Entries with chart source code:
........

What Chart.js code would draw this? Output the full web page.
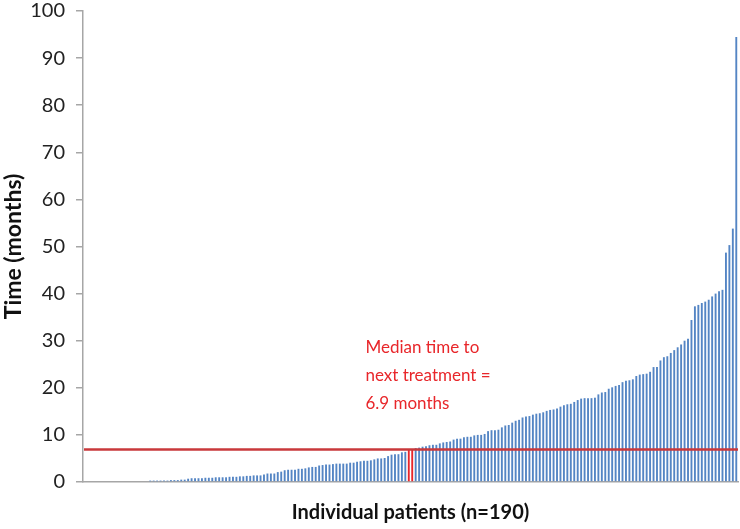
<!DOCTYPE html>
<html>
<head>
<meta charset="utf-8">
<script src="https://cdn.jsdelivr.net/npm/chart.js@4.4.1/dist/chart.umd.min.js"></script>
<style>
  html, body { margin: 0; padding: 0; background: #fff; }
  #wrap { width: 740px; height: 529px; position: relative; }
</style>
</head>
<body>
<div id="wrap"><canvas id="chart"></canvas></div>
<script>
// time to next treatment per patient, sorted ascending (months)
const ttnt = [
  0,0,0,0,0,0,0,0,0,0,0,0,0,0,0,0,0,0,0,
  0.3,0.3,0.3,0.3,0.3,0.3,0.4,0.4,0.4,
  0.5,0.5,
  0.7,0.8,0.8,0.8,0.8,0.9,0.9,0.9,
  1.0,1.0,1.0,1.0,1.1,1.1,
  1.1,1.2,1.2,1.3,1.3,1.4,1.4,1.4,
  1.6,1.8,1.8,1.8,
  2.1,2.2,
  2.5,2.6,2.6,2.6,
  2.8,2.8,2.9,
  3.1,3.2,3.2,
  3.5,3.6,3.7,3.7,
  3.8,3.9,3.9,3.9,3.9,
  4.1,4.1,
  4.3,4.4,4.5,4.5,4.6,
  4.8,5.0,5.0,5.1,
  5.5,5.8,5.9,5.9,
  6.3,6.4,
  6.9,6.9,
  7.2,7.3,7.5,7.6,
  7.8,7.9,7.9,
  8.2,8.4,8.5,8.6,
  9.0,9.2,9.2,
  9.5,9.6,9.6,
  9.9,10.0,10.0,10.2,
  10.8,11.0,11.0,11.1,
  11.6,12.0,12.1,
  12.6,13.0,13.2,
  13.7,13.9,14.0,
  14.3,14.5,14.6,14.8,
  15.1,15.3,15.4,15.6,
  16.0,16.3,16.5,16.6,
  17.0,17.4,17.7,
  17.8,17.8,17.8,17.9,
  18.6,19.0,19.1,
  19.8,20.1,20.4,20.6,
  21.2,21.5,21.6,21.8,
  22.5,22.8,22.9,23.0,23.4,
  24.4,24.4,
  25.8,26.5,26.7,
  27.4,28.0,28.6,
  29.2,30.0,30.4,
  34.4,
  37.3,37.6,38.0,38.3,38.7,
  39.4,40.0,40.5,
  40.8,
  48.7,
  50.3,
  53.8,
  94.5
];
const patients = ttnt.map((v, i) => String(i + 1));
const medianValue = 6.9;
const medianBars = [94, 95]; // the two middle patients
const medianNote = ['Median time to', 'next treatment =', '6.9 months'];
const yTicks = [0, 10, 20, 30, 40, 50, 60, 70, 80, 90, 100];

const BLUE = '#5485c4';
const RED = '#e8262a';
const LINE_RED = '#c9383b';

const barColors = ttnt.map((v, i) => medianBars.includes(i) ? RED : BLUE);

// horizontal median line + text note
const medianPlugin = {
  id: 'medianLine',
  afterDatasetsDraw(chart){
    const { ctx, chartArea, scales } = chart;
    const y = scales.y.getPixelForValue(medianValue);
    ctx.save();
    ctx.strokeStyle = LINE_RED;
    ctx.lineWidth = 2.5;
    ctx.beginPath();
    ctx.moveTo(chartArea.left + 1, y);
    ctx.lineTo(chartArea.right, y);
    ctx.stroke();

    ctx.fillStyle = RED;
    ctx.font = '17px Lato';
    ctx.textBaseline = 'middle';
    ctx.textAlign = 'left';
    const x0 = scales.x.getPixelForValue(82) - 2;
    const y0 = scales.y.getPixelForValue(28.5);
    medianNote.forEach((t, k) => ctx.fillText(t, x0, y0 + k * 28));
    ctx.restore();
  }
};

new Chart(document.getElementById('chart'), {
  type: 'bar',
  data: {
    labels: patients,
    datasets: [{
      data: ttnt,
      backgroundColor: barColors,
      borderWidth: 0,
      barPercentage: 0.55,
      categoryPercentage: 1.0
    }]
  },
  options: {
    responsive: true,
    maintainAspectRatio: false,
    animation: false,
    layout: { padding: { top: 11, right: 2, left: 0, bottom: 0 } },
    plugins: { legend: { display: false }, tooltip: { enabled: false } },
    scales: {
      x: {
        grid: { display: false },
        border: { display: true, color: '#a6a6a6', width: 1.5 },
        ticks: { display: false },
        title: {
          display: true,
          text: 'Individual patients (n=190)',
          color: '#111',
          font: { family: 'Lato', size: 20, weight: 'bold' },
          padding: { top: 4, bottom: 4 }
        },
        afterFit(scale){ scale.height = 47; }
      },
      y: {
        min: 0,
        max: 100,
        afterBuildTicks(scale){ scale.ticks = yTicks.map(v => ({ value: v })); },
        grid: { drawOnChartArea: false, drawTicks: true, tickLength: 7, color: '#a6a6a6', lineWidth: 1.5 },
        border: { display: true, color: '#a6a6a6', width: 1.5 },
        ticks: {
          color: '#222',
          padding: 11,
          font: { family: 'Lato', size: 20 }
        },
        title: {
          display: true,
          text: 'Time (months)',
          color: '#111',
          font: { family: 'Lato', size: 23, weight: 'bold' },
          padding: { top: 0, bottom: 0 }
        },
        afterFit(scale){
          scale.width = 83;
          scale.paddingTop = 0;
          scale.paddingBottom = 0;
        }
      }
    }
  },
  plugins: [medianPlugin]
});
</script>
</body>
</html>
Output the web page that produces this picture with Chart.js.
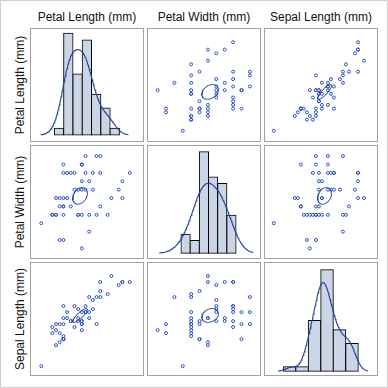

........

### WHAT YOU SHOULD DO
From the listing above, print every entry precisely and drop the pictures.

### EXERCISE SOLUTION
What Chart.js code would draw this? Output the full web page.
<!DOCTYPE html>
<html>
<head>
<meta charset="utf-8">
<script src="https://cdn.jsdelivr.net/npm/chart.js@4.4.1/dist/chart.umd.min.js"></script>
<style>
  html, body { margin: 0; padding: 0; background: #fff; }
  #wrap { width: 740px; height: 529px; position: relative; }
</style>
</head>
<body>
<div id="wrap"><canvas id="chart"></canvas></div>
<script>
// time to next treatment per patient, sorted ascending (months)
const ttnt = [
  0,0,0,0,0,0,0,0,0,0,0,0,0,0,0,0,0,0,0,
  0.3,0.3,0.3,0.3,0.3,0.3,0.4,0.4,0.4,
  0.5,0.5,
  0.7,0.8,0.8,0.8,0.8,0.9,0.9,0.9,
  1.0,1.0,1.0,1.0,1.1,1.1,
  1.1,1.2,1.2,1.3,1.3,1.4,1.4,1.4,
  1.6,1.8,1.8,1.8,
  2.1,2.2,
  2.5,2.6,2.6,2.6,
  2.8,2.8,2.9,
  3.1,3.2,3.2,
  3.5,3.6,3.7,3.7,
  3.8,3.9,3.9,3.9,3.9,
  4.1,4.1,
  4.3,4.4,4.5,4.5,4.6,
  4.8,5.0,5.0,5.1,
  5.5,5.8,5.9,5.9,
  6.3,6.4,
  6.9,6.9,
  7.2,7.3,7.5,7.6,
  7.8,7.9,7.9,
  8.2,8.4,8.5,8.6,
  9.0,9.2,9.2,
  9.5,9.6,9.6,
  9.9,10.0,10.0,10.2,
  10.8,11.0,11.0,11.1,
  11.6,12.0,12.1,
  12.6,13.0,13.2,
  13.7,13.9,14.0,
  14.3,14.5,14.6,14.8,
  15.1,15.3,15.4,15.6,
  16.0,16.3,16.5,16.6,
  17.0,17.4,17.7,
  17.8,17.8,17.8,17.9,
  18.6,19.0,19.1,
  19.8,20.1,20.4,20.6,
  21.2,21.5,21.6,21.8,
  22.5,22.8,22.9,23.0,23.4,
  24.4,24.4,
  25.8,26.5,26.7,
  27.4,28.0,28.6,
  29.2,30.0,30.4,
  34.4,
  37.3,37.6,38.0,38.3,38.7,
  39.4,40.0,40.5,
  40.8,
  48.7,
  50.3,
  53.8,
  94.5
];
const patients = ttnt.map((v, i) => String(i + 1));
const medianValue = 6.9;
const medianBars = [94, 95]; // the two middle patients
const medianNote = ['Median time to', 'next treatment =', '6.9 months'];
const yTicks = [0, 10, 20, 30, 40, 50, 60, 70, 80, 90, 100];

const BLUE = '#5485c4';
const RED = '#e8262a';
const LINE_RED = '#c9383b';

const barColors = ttnt.map((v, i) => medianBars.includes(i) ? RED : BLUE);

// horizontal median line + text note
const medianPlugin = {
  id: 'medianLine',
  afterDatasetsDraw(chart){
    const { ctx, chartArea, scales } = chart;
    const y = scales.y.getPixelForValue(medianValue);
    ctx.save();
    ctx.strokeStyle = LINE_RED;
    ctx.lineWidth = 2.5;
    ctx.beginPath();
    ctx.moveTo(chartArea.left + 1, y);
    ctx.lineTo(chartArea.right, y);
    ctx.stroke();

    ctx.fillStyle = RED;
    ctx.font = '17px Lato';
    ctx.textBaseline = 'middle';
    ctx.textAlign = 'left';
    const x0 = scales.x.getPixelForValue(82) - 2;
    const y0 = scales.y.getPixelForValue(28.5);
    medianNote.forEach((t, k) => ctx.fillText(t, x0, y0 + k * 28));
    ctx.restore();
  }
};

new Chart(document.getElementById('chart'), {
  type: 'bar',
  data: {
    labels: patients,
    datasets: [{
      data: ttnt,
      backgroundColor: barColors,
      borderWidth: 0,
      barPercentage: 0.55,
      categoryPercentage: 1.0
    }]
  },
  options: {
    responsive: true,
    maintainAspectRatio: false,
    animation: false,
    layout: { padding: { top: 11, right: 2, left: 0, bottom: 0 } },
    plugins: { legend: { display: false }, tooltip: { enabled: false } },
    scales: {
      x: {
        grid: { display: false },
        border: { display: true, color: '#a6a6a6', width: 1.5 },
        ticks: { display: false },
        title: {
          display: true,
          text: 'Individual patients (n=190)',
          color: '#111',
          font: { family: 'Lato', size: 20, weight: 'bold' },
          padding: { top: 4, bottom: 4 }
        },
        afterFit(scale){ scale.height = 47; }
      },
      y: {
        min: 0,
        max: 100,
        afterBuildTicks(scale){ scale.ticks = yTicks.map(v => ({ value: v })); },
        grid: { drawOnChartArea: false, drawTicks: true, tickLength: 7, color: '#a6a6a6', lineWidth: 1.5 },
        border: { display: true, color: '#a6a6a6', width: 1.5 },
        ticks: {
          color: '#222',
          padding: 11,
          font: { family: 'Lato', size: 20 }
        },
        title: {
          display: true,
          text: 'Time (months)',
          color: '#111',
          font: { family: 'Lato', size: 23, weight: 'bold' },
          padding: { top: 0, bottom: 0 }
        },
        afterFit(scale){
          scale.width = 83;
          scale.paddingTop = 0;
          scale.paddingBottom = 0;
        }
      }
    }
  },
  plugins: [medianPlugin]
});
</script>
</body>
</html>
Output the web page that produces this picture with Chart.js.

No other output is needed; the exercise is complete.